The YouTube video's title makes light of his comments, calling it an "unmotivating speech". But the Bucks won the NBA championship a few games later—play random is serious business. A great Reddit thread titled In defense of "play random" fills in some of the background knowledge:
In 2007, Jeff Van Gundy and first-year assistant general manager Daryl Morey collaborated on a joint project to mold Morey’s data-driven approach with Van Gundy’s seasoned pragmatism...Two-thirds of the way through the project, Morey discovered that the play at the top of the list was unfamiliar to him. Confused, he asked Van Gundy what it was called.
[Van Gundy said] "It’s called random. That’s when the play breaks down, and we just set a random screen." [Morey replied], "Well, that might tell us something right there. Our best play is ‘Random.’"
Neither man believed that “something” was to have no offensive structure at all. Still, the data was sending a powerful message with wide-ranging implications that few grasped in 2007, more understood in 2014, and almost everyone in the game takes for granted in 2022. The best way to score isn’t to diagram an elaborate sequence that beats a set defense. It’s to sew and exploit chaos. To play instead of calling a play. To be “random.”

A comment later in the thread points out the Boston Celtics—who won a championship themselves a few years later with a league-best offense—play a similar way:
Tatum described Boston’s offense as randomness, built on trust and reads, rather than any calls from the sideline. Ime Udoka focused on letting the Celtics play free-flowing basketball last season by trying to let his stars become natural playmakers.
Ultimate star Manuela Cardenas—a world- and US national- champion—also says in an interview on Pod Practice that her philosophy is to "just play frisbee":
Everyone knows horizontal...everyone knows vertical...now [b/c those systems are so familiar] it's kind of easy to stop those setups, so we just gotta get the frisbee, and play, and flow.
So, to recap: The two (three if you're including Manu) best frisbee offenses claim they have no offense. Two of the last four NBA champions won with offenses based on "randomness". All four emphasize reading the defense and trusting/knowing your teammates.
What do you do at practice?
One reason I wanted to write this article is that, from what I've seen, a number of club teams spend much of their limited practice time on "teaching the system".
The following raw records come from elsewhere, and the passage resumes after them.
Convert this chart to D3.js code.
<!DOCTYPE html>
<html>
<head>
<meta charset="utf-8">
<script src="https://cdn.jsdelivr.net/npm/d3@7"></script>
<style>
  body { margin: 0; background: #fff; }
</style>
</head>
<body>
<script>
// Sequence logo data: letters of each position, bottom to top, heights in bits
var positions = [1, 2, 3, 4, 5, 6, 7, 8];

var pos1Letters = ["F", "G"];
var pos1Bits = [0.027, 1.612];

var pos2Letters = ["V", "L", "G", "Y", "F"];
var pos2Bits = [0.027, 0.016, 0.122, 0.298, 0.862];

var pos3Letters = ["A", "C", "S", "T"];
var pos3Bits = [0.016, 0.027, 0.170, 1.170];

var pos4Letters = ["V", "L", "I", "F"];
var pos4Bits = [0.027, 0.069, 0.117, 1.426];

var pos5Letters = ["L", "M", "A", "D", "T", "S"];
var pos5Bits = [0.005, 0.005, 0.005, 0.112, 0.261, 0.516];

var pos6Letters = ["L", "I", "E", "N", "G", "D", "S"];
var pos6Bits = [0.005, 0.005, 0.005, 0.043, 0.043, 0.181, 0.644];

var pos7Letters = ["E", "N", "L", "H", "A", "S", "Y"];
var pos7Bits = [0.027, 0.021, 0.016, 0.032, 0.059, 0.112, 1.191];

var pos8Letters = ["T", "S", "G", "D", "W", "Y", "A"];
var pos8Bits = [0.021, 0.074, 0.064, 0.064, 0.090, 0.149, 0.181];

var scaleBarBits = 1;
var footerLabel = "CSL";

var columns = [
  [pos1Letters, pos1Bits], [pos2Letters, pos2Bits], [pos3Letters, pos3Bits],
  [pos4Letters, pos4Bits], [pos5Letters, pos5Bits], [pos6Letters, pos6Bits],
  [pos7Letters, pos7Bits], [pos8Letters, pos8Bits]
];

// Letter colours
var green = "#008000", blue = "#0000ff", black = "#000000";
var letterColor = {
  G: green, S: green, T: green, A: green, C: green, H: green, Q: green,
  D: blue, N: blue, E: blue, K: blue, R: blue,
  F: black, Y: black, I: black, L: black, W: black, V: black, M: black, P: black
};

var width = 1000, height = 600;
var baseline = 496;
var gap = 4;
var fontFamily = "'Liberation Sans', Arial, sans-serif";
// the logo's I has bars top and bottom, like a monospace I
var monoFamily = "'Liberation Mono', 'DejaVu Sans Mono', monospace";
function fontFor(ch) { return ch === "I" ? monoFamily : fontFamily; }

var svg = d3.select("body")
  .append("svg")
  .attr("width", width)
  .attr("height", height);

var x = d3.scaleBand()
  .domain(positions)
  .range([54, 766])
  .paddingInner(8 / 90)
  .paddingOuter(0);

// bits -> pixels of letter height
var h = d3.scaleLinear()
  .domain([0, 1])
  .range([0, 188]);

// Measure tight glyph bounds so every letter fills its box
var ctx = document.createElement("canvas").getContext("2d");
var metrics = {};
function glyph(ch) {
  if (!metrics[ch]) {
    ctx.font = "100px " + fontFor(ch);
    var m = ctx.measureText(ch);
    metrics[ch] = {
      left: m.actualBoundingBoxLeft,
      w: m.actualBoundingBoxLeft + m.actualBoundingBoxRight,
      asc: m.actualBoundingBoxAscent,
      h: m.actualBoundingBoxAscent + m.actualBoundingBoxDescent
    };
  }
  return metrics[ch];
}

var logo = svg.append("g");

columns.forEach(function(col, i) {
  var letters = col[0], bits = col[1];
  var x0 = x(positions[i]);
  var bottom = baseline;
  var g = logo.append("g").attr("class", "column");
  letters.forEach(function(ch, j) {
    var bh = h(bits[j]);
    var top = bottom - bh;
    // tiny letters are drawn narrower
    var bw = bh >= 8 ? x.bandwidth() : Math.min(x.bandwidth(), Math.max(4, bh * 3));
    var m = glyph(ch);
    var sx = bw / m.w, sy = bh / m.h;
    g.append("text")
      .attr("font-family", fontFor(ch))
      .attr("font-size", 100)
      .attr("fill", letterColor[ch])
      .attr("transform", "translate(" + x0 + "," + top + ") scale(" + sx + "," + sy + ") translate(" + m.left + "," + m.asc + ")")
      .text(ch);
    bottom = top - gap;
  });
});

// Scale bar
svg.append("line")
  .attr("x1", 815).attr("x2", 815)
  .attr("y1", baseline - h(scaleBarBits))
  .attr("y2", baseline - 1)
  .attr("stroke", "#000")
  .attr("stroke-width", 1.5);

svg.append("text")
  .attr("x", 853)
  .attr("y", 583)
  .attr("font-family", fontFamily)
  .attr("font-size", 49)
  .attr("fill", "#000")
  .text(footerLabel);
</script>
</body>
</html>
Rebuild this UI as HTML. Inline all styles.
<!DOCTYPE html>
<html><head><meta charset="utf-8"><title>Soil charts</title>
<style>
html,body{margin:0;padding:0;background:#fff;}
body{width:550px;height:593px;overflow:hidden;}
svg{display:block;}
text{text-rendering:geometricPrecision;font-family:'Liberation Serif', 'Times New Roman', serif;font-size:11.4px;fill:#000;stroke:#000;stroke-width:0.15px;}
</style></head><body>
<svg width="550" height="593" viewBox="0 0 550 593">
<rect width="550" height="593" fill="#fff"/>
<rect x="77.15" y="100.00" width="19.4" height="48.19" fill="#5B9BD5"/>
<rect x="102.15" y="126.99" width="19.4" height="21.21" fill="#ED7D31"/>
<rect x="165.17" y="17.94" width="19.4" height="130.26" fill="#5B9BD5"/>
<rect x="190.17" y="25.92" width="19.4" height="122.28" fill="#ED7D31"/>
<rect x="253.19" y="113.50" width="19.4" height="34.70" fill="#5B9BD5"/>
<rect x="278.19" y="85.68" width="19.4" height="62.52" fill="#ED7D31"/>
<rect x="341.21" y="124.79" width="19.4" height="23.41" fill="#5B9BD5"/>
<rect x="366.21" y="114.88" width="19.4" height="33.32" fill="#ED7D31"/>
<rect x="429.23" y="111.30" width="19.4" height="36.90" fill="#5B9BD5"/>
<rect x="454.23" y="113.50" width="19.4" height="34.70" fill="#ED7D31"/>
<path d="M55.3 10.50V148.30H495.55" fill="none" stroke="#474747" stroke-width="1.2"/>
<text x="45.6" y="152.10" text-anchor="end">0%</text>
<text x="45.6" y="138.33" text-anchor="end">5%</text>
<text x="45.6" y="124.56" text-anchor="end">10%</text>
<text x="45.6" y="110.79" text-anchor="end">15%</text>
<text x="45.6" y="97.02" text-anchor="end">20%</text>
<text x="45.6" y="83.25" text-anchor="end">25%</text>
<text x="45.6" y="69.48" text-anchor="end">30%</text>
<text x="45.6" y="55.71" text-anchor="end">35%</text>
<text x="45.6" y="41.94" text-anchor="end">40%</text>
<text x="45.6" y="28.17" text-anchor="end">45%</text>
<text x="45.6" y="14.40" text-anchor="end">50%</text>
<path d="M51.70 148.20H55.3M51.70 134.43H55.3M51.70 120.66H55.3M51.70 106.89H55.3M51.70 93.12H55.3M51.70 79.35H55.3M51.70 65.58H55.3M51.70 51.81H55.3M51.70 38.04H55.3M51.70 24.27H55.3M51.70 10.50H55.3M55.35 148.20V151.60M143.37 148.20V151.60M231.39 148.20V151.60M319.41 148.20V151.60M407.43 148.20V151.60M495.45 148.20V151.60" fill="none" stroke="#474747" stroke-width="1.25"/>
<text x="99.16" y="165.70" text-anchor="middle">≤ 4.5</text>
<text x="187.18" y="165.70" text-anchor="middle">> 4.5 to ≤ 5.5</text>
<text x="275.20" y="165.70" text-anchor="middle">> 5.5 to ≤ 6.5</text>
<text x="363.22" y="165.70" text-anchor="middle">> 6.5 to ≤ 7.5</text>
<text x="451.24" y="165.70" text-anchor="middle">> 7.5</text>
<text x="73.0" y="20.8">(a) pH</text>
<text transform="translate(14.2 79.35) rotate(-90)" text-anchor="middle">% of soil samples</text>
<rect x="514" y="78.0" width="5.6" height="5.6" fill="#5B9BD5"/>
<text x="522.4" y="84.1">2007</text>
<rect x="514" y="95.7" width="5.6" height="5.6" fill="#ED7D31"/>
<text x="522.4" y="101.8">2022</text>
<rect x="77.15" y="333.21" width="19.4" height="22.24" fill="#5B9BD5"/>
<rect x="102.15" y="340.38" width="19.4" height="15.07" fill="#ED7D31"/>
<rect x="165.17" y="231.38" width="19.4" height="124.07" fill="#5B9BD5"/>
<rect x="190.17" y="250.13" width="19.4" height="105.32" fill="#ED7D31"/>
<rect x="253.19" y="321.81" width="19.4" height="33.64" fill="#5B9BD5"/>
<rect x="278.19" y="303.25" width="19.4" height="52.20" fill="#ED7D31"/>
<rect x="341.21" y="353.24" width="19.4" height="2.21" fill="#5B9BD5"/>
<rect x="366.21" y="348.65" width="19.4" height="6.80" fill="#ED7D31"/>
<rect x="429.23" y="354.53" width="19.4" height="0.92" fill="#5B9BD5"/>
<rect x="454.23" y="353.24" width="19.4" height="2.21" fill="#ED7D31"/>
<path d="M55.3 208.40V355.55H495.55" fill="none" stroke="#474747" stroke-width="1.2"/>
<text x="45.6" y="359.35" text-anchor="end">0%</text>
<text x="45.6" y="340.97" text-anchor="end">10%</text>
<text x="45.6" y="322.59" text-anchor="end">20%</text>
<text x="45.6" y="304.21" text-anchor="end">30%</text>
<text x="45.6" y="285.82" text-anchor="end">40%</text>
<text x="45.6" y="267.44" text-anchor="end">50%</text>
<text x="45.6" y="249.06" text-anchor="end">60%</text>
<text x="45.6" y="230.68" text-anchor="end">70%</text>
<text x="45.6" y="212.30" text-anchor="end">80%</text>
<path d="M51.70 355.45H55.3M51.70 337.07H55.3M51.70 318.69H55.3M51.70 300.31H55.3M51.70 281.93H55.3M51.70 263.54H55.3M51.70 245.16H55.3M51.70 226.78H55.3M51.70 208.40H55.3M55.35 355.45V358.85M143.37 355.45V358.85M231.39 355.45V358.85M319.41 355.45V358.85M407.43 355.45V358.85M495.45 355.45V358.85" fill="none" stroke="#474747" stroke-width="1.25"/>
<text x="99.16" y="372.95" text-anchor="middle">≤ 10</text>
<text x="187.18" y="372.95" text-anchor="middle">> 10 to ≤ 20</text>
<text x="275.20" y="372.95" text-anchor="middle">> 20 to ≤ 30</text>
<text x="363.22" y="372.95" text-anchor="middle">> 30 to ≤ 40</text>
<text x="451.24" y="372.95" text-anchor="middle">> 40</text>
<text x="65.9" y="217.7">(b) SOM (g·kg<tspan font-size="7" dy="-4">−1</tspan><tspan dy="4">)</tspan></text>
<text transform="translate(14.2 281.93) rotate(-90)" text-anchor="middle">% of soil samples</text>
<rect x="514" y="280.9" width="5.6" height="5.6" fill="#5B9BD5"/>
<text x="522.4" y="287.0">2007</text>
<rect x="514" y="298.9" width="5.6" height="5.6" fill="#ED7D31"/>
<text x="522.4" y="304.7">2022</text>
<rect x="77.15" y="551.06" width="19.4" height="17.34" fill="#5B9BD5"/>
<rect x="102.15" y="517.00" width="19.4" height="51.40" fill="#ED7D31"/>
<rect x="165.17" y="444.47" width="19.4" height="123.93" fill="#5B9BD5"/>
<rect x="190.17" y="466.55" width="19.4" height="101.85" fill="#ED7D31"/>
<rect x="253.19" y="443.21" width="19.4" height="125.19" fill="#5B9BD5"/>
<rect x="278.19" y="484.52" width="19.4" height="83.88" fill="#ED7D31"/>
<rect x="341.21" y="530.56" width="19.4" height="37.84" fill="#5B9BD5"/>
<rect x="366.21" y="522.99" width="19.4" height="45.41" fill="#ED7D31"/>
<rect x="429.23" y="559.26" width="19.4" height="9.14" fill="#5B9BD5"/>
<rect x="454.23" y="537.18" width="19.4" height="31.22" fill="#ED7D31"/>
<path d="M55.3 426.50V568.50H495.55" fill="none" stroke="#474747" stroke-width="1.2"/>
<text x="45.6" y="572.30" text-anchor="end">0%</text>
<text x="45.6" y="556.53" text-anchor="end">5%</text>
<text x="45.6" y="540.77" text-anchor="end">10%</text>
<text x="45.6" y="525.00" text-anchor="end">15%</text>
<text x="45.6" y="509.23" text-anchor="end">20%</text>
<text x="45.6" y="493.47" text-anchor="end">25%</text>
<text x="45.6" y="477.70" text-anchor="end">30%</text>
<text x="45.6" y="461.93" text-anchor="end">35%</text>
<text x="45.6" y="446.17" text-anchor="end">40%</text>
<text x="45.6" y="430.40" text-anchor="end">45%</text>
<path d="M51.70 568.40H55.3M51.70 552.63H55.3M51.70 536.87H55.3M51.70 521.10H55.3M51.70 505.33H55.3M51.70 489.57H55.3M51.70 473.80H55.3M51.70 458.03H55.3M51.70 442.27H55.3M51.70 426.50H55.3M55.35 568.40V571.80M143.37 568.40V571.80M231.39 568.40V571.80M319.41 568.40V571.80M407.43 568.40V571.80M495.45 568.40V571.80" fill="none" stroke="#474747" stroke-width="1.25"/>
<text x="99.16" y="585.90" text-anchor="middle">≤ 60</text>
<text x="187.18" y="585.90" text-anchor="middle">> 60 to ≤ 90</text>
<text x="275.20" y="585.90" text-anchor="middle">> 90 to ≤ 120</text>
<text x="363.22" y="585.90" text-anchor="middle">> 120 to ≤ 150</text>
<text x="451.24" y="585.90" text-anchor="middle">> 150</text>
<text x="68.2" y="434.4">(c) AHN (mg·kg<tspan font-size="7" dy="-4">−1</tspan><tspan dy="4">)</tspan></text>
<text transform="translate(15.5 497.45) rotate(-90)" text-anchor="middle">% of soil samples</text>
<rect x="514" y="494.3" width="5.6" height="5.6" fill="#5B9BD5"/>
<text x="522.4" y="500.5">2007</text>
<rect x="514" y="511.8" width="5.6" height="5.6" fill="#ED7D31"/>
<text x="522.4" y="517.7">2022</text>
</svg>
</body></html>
But to me, that's always felt wrong. For almost every team in the club division, the reason they don't make Nationals isn't because they don't have a Nationals-level system—it's because they don't have Nationals-level players. Sectionals teams that miss Regionals, by and large, are missing it because they don't have Regionals-level players. Not because their cutting systems aren’t crisp enough. Frisbee players spend so much time learning the system that they don't get the chance to develop their individual abilities and chemistry.
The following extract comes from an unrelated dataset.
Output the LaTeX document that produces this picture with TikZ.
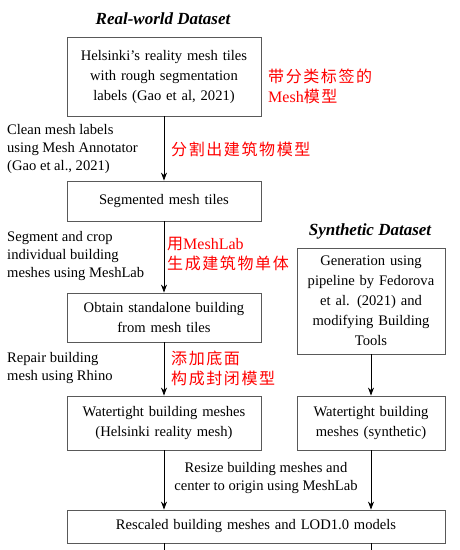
\documentclass[tikz,border=0pt]{standalone}
\usepackage{fontspec}
\setmainfont{Liberation Serif}
\newfontfamily\cjk[LetterSpace=10]{Noto Sans CJK SC}
\usetikzlibrary{arrows.meta}
\tikzset{
  box/.style={draw=black!65, line width=0.9pt, inner sep=0pt, align=center,
    font=\fontsize{14.6}{20}\selectfont},
  note/.style={anchor=west, align=left, inner sep=0pt,
    font=\fontsize{14.6}{18}\selectfont},
  rednote/.style={anchor=west, align=left, inner sep=0pt, text=red,
    font=\fontsize{16}{20}\selectfont},
  flow/.style={-{Stealth[length=8pt,width=6pt]}, line width=0.7pt},
  heading/.style={inner sep=0pt, font=\fontsize{17}{20}\selectfont\bfseries\itshape}
}
\begin{document}
\begin{tikzpicture}[x=1pt,y=-1pt]
\useasboundingbox (0,0) rectangle (459,550);

% real-world branch
\node[heading] (realtitle) at (163,19) {Real-world Dataset};
\node[box, minimum width=194pt, minimum height=79pt, text width=188pt] (tiles) at (164,76.5)
  {Helsinki's reality mesh tiles\\with rough segmentation\\labels (Gao et al, 2021)};
\node[box, minimum width=194pt, minimum height=40pt, text width=188pt] (segtiles) at (164,201)
  {Segmented mesh tiles};
\node[box, minimum width=194pt, minimum height=49pt, text width=188pt] (standalone) at (164,317.5)
  {Obtain standalone building\\from mesh tiles};
\node[box, minimum width=194pt, minimum height=54pt, text width=188pt] (realwt) at (164,423)
  {Watertight building meshes\\(Helsinki reality mesh)};

% synthetic branch
\node[heading] (syntitle) at (370,231) {Synthetic Dataset};
\node[box, minimum width=148pt, minimum height=106pt, text width=144pt] (gen) at (371,301)
  {Generation using\\pipeline by Fedorova\\et al. (2021) and\\modifying Building\\Tools};
\node[box, minimum width=148pt, minimum height=54pt, text width=144pt] (synwt) at (371,423)
  {Watertight building\\meshes (synthetic)};

\node[box, minimum width=378pt, minimum height=33pt, text width=370pt] (rescaled) at (256,526.5)
  {Rescaled building meshes and LOD1.0 models};

% step notes
\node[note] (clean) at (7,149) {Clean mesh labels\\using Mesh Annotator\\(Gao et al., 2021)};
\node[note] (crop) at (7,256) {Segment and crop\\individual building\\meshes using MeshLab};
\node[note] (repair) at (7,368) {Repair building\\mesh using Rhino};
\node[note, anchor=center, align=center] (resize) at (266,478)
  {Resize building meshes and\\center to origin using MeshLab};

\node[rednote] (cn1) at (268,86) {{\cjk 带分类标签的}\\Mesh{\cjk 模型}};
\node[rednote] (cn2) at (171,149) {{\cjk 分割出建筑物模型}};
\node[rednote] (cn3) at (167,254) {{\cjk 用}MeshLab\\{\cjk 生成建筑物单体}};
\node[rednote] (cn4) at (171,368) {{\cjk 添加底面}\\{\cjk 构成封闭模型}};

% connectors
\draw[flow] (tiles) -- (segtiles);
\draw[flow] (segtiles) -- (standalone);
\draw[flow] (standalone) -- (realwt);
\draw[flow] (gen) -- (synwt);
\draw[flow] (realwt.south) -- (realwt.south |- rescaled.north);
\draw[flow] (synwt.south) -- (synwt.south |- rescaled.north);
\coordinate (realend) at (164,552);
\coordinate (synend) at (371,552);
\draw[line width=0.7pt] (rescaled.south -| realwt) -- (realend);
\draw[line width=0.7pt] (rescaled.south -| synwt) -- (synend);
\end{tikzpicture}
\end{document}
In his interview, Jake Smart mentions that his team:
plays a lot of 3v3 at practice
and engages in honest communication about what is and isn't working
How many other teams are playing 3v3 extensively at practice? From what I've heard, not many. One reason BMo succeeds is they simply spend so much time honing their skills, calibrating their knowledge of their own skills, and learning how to work together with their teammates.
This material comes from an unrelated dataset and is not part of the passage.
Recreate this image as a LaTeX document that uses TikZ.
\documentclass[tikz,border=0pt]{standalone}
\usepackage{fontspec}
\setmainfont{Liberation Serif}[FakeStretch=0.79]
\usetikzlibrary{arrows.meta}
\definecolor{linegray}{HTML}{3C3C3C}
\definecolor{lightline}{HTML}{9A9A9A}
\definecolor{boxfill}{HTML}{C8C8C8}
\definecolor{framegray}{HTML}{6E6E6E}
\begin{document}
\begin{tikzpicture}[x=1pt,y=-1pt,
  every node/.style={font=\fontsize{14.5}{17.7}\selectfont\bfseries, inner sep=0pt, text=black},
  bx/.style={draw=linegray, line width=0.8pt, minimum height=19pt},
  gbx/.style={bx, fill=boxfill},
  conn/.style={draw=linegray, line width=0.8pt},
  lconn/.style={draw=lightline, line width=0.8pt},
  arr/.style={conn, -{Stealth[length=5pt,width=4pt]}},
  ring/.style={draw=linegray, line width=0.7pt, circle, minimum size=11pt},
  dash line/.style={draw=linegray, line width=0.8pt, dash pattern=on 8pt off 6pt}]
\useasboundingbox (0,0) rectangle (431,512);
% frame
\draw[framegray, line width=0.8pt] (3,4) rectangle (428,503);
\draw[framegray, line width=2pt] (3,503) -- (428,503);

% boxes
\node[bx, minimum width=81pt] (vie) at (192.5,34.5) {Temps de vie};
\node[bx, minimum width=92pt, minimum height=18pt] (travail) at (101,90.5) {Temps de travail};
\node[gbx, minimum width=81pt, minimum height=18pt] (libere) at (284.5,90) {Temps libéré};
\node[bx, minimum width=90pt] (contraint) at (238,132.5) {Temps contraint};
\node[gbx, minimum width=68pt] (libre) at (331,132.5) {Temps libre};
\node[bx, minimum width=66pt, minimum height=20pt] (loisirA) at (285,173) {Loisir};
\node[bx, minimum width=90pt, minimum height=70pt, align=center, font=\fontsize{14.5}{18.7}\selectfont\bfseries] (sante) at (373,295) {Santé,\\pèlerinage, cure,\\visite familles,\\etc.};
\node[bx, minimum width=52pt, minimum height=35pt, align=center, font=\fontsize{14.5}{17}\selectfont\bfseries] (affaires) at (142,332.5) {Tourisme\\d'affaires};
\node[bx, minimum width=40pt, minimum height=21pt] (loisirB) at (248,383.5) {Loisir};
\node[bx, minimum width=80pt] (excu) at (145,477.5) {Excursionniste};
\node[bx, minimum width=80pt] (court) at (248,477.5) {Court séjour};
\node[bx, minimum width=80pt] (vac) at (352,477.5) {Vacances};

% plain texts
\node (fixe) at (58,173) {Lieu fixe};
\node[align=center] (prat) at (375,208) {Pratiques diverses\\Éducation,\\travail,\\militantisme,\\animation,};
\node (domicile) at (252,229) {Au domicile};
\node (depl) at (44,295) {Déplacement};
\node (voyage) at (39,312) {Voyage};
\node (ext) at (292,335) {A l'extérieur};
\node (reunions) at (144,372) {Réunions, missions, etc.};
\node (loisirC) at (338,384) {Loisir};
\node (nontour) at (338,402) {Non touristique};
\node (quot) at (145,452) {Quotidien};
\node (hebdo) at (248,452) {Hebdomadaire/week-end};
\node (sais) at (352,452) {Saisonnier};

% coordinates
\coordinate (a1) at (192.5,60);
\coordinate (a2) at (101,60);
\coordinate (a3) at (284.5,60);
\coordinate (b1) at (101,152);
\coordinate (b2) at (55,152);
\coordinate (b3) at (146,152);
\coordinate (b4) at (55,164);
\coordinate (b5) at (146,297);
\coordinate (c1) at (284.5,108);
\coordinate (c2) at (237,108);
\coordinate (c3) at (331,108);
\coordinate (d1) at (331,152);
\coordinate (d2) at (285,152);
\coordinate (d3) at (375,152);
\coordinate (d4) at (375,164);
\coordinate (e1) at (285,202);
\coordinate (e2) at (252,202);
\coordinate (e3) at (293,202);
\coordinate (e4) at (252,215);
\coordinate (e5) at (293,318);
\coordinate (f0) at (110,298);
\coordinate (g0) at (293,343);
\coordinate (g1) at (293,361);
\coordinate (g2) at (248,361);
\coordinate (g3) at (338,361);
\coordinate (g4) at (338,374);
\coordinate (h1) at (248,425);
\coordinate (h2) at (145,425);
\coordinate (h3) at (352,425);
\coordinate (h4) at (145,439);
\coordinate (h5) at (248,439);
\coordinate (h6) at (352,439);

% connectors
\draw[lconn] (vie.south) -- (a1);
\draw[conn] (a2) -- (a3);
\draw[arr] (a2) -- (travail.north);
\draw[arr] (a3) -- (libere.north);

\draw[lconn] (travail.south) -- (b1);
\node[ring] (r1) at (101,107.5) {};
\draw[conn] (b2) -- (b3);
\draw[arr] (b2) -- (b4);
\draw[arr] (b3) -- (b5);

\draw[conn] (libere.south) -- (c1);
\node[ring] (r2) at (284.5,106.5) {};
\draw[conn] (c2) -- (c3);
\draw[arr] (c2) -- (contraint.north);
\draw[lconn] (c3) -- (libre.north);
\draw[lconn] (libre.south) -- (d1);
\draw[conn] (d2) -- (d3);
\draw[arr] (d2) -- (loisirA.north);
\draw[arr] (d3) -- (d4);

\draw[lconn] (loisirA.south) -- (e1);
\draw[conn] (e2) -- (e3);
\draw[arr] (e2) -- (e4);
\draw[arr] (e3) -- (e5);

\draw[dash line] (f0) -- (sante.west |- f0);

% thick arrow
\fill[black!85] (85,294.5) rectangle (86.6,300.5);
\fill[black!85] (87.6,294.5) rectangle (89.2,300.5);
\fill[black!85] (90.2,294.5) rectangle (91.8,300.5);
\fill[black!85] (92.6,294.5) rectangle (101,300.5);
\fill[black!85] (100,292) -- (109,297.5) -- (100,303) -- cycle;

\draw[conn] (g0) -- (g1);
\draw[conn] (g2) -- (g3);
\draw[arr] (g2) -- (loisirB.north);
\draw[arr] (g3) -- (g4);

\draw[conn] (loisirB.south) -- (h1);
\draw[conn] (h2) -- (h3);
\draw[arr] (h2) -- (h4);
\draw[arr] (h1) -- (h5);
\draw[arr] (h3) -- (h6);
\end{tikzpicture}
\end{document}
Other teams feel like they "don't have time" to work on individual skills at practice, and expect players to build skills on their own time. But, in my opinion, that's completely backwards: you don't have time not to develop your players' individual skills.
And to be clear, I'm not saying there's anything wrong with the other analyses I linked above. Even if the teams themselves don't have a system written down, there can still be consistent patterns in their play that emerge on film. (I'm also not sure I fully believe these teams have literally nothing written down.)
But, even given that these patterns exist, if you copy their patterns, you're missing the point (at least partly). You should copy their philosophy of developing good frisbee players. Players who are good at playing frisbee together—and good at the problem-solving required to get good at playing frisbee together.
Worry less about offensive systems. Develop individual skills—be good at frisbee. Embrace and exploit chaos. Build skill, build chemistry, then play "read-and-react random".
This might be my all-time favorite post of yours. It's definitely a point I agree with (it's basically the theme of "the ultimate resource"!) but "the best offense is no offense" is such a beautifully dramatic way to put it, and the NBA connections are super interesting and new to me.
I think I would just want to reinforce that a huge and essential component of the "individual skills" teams should probably be focusing more on (instead of scripted "systems") are not physical, but mental/cognitive. Players need to learn (through trial-and-error and with the help of constructive feedback from coaches) to face and look the right direction, see the right things, see more things, read the game, recognize opportunities to interact with teammates, recognize opportunities to stay out of teammates' way, and generally make good decisions. So about 90% of practice time should be spent on small-sided, not-fully-scripted activities (like the 3v3 you mention, and of course I also love keepaway variants) where players are actually practicing and developing these crucial cognitive skills (along with, of course, their physical skills). If practice time usually looks like that, then "just go play good frisbee" is 100% sufficient as an offensive system. Whereas if practice time is instead 90% scripted drills (working on physical skills, but with no decision-making element), forget about it. "Just go play" will be horribly inadequate because the players won't actually know how to play... and no "system" will save them.
Anyway, thanks for the spectacular post!
love this post. sadly can’t respond as long as I’d like at the moment but in short:
- I completely agree! Systems can be good, but too often are a crutch or can even be limiting, especially depending on the team/level. And starting with a system without much other experience limits development of creative problem-solving, both as a team as in individuals.
- the take-home message of “get good” is a good one. too many folks want to system the problems away, when it’s often a skill thing. There’s no magic system.
- I would gently push back a little here on the idea that these teams (and the NBA teams) just play unscripted. Each of them has goals of what they want their offense to do. Maybe that’s where they attack from, what kinds of shots they want to find, etc. Broad, but a North Star to base their “random” offense around. Akin to a jazz group setting a key and some drums down before improv-ing away.
Love your stuff, thank you for expressing these great thoughts!